On the other hand, sensory tests are carried out by some panelists/judges, with or without training, in a standard tasting room. In general, sensory evaluation of food can be performed by affective (subjective) methods, such as consumers' acceptance test, and by analytical (objective) methods. Analytical methods require a trained panel of judges to describe qualitatively and quantitatively the sensory attributes of the product. In this way, a sensory profile of the product is generated. Descriptive analysis can also be used to evaluate the impact of ingredients (different wheat sources, flour quality) or processing conditions on bakery product quality. The consumer test, which is reserved for untrained consumers, is the most used method. It is based on factors relating to the product evaluation (using a scale) and generally on the intention to repeat purchases of consumers. The benefits and drawbacks of every assessment approach are useful and change in their suitability based on whether the setting is an industrial production facility or a stage of product development. Sensory tests offer comprehensive information that is more compatible with customer perception, while instrumental tests yield faster and more accurate results [176]. According to Guinè [8], the two types of methods (instrumental and sensorial) can be mixed in the analysis of textural parameters of bread. The product texture profile can be independently measured and precise values are obtained with the use of instrumental texture analyzers, producing data that is easily interpreted and compared.

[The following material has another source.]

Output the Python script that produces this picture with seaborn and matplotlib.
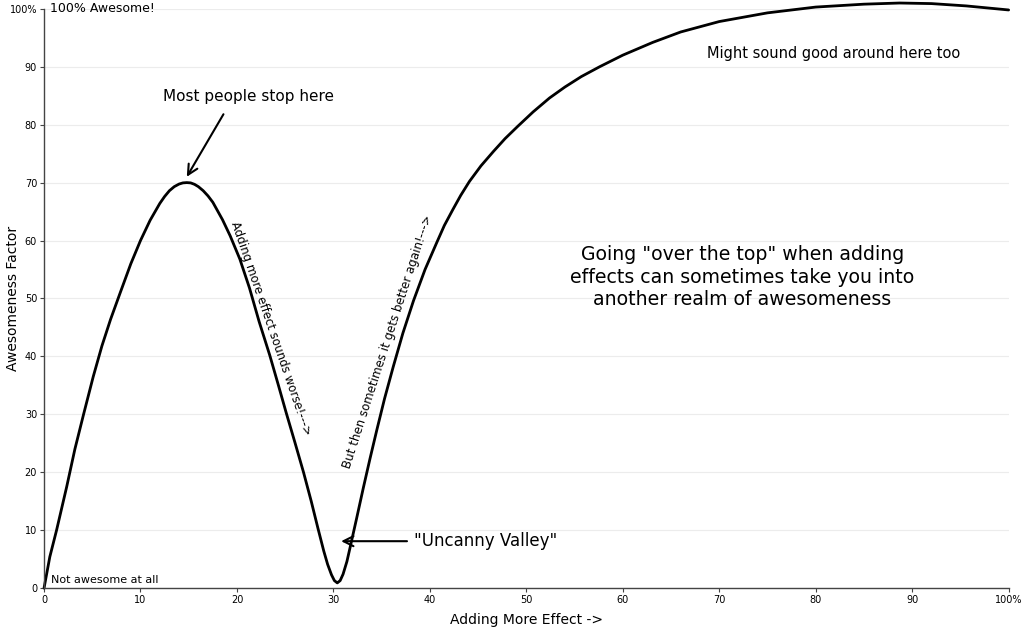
import matplotlib
matplotlib.use("Agg")
import matplotlib.pyplot as plt
import pandas as pd
import seaborn as sns

# values
effect = [0, 0.6, 1.3, 2.35, 3.2, 4.1, 5.1, 6.0, 6.9, 7.9, 9.0, 10.0, 11.0,
          12.0, 12.5, 13.0, 13.5, 14.0, 14.4, 14.8, 15.2, 15.6, 16.0, 16.5,
          17.0, 17.5, 18.5, 19.3, 20.3, 21.3, 22.3, 23.4, 24.3, 25.1, 26.0,
          26.9, 27.7, 28.4, 29.0, 29.4, 29.8, 30.1, 30.4, 30.7, 31.0, 31.4,
          31.7, 32.4, 33.1, 33.8, 34.5, 35.3, 36.2, 37.2, 38.3, 39.5, 40.7,
          41.5, 42.4, 43.2, 44.1, 45.3, 46.6, 47.8, 49.1, 50.7, 52.4, 54.0,
          55.7, 57.6, 60.0, 63.1, 66.0, 70.0, 75.0, 80.0, 85.0, 88.7, 92.0,
          95.6, 100.0]
awesome = [0, 5.4, 10, 17.5, 24, 30, 36.5, 41.8, 46.4, 51, 56, 60, 63.5,
           66.4, 67.6, 68.6, 69.3, 69.75, 69.95, 70, 69.95, 69.7, 69.3, 68.6,
           67.7, 66.6, 63.6, 60.8, 56.8, 51.8, 46, 40.2, 35, 30.3, 25.2,
           20, 15, 10.3, 6.4, 4.1, 2.3, 1.3, 0.9, 1.3, 2.4, 4.6,
           6.8, 12, 17.3, 22.4, 27.3, 32.7, 38.2, 44, 49.6, 55, 59.6,
           62.6, 65.4, 67.8, 70.2, 72.9, 75.4, 77.6, 79.7, 82.2, 84.6, 86.5,
           88.3, 90, 92, 94.2, 96, 97.8, 99.3, 100.3, 100.8, 101, 100.9,
           100.5, 99.8]

xticks = [0, 10, 20, 30, 40, 50, 60, 70, 80, 90, 100]
xtick_labels = ["0", "10", "20", "30", "40", "50", "60", "70", "80", "90", "100%"]
yticks = [0, 10, 20, 30, 40, 50, 60, 70, 80, 90, 100]
ytick_labels = ["0", "10", "20", "30", "40", "50", "60", "70", "80", "90", "100%"]

df = pd.DataFrame({"effect": effect, "awesome": awesome})

sns.set_theme(style="white")
plt.rcParams["font.family"] = ["DejaVu Sans"]
plt.rcParams["text.color"] = "black"
plt.rcParams["axes.labelcolor"] = "black"
plt.rcParams["xtick.color"] = "black"
plt.rcParams["ytick.color"] = "black"

fig = plt.figure(figsize=(10.24, 6.29), dpi=100)
ax = fig.add_axes([0.043, 0.065, 0.942, 0.921])

sns.lineplot(data=df, x="effect", y="awesome", ax=ax, color="black",
             linewidth=2, sort=False, clip_on=False)
ax.lines[0].set_solid_joinstyle("round")
ax.lines[0].set_solid_capstyle("round")

ax.set_xlim(0, 100)
ax.set_ylim(0, 100)
ax.set_xticks(xticks)
ax.set_xticklabels(xtick_labels)
ax.set_yticks(yticks)
ax.set_yticklabels(ytick_labels)
ax.tick_params(axis="both", labelsize=7, length=3, width=0.8,
               color="#444444", pad=2, direction="out",
               bottom=True, left=True)
ax.yaxis.grid(True, color="#ececec", linewidth=0.8)
ax.set_axisbelow(True)
for side in ["top", "right"]:
    ax.spines[side].set_visible(False)
for side in ["left", "bottom"]:
    ax.spines[side].set_color("#444444")
    ax.spines[side].set_linewidth(1)

ax.set_xlabel("Adding More Effect ->", fontsize=10, labelpad=6)
ax.set_ylabel("Awesomeness Factor", fontsize=10)
ax.yaxis.set_label_coords(-0.025, 0.5)

ax.text(0.6, 100, "100% Awesome!", fontsize=9, va="center", ha="left")
ax.text(0.7, 0.6, "Not awesome at all", fontsize=8, va="bottom", ha="left")

arrow = dict(arrowstyle="->,head_length=0.6,head_width=0.3", color="black",
             lw=1.5, shrinkA=0, shrinkB=0)
ax.text(21.2, 84.8, "Most people stop here", fontsize=11,
        ha="center", va="center")
ax.annotate("", xy=(14.8, 71), xytext=(18.6, 81.8), arrowprops=arrow)
ax.annotate('"Uncanny Valley"', xy=(30.8, 8.1), xytext=(38.4, 8.1),
            fontsize=12, ha="left", va="center",
            arrowprops=dict(arrow, shrinkA=3))
ax.text(68.7, 92.2, "Might sound good around here too", fontsize=10.5,
        ha="left", va="center")
ax.text(72.4, 53.7,
        'Going "over the top" when adding\neffects can sometimes take you into\nanother realm of awesomeness',
        fontsize=13.6, ha="center", va="center", linespacing=1.25)

ax.text(23.5, 44.9, "Adding more effect sounds worse!--->", fontsize=8.5,
        rotation=-71, rotation_mode="anchor", ha="center", va="center")
ax.text(35.6, 42.5, "But then sometimes it gets better again!--->", fontsize=8.5,
        rotation=72, rotation_mode="anchor", ha="center", va="center")

fig.savefig("out.png", dpi=100)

However, the methods of sensory analysis are especially adequate to appreciation and preference of goods based on their textural characteristics.

Usually, sensory evaluation is carried out after a change in product formulation such as enrichment with functional ingredients or ingredients derived from industrial by-products or different amounts of ingredients normally used in the dough. Sensory analysis is little employed after the change of process parameters such as different mixing speeds or different mixing or leavening temperatures. These parameters strongly impact the final characteristics of the product because they can alter the release of volatile components, the final aroma and the chemical interactions between the added components. The characteristics of bread and bakery products can be examined in more detail by using a sensory analysis, in order to correlate the effects of the various processing parameters to the finished quality product.

6. Conclusions and Future Perspectives

The mixing phase of raw materials, leavening, and baking are the stages that most affect the overall quality of bread, besides the choice and appropriate amount of each ingredient in the product formulation. They contribute to altering the gluten network and the texture of the dough, responsible for different rheological behaviours. Rheological parameters are well studied in the baking industry, but the relationship between rheology and sensory analysis is neglected, despite being closely related. This review summarized knowledge of the factors in the baking process that impact the quality of bakery products, in particular bread, emphasizing both technological and sensory aspects. It has been verified that there are many studies on the sensory evaluation of bakery products after changing one or more ingredients. In contrast, occasionally the impact of process parameters on sensory quality is considered.

In addition, very often the texture of bread and bakery products is analysed only through instrumental methods. Although they give an objective result, they will never replace human perception. Multidisciplinary collaborations must make significant advances in the development of fundamental food structure–function–texture relationships. Thus, it is crucial to deepen the topic with new studies dealing with the relationship between the changes in technological parameters and the sensory characteristics of the finished product, besides the overall consumer acceptance.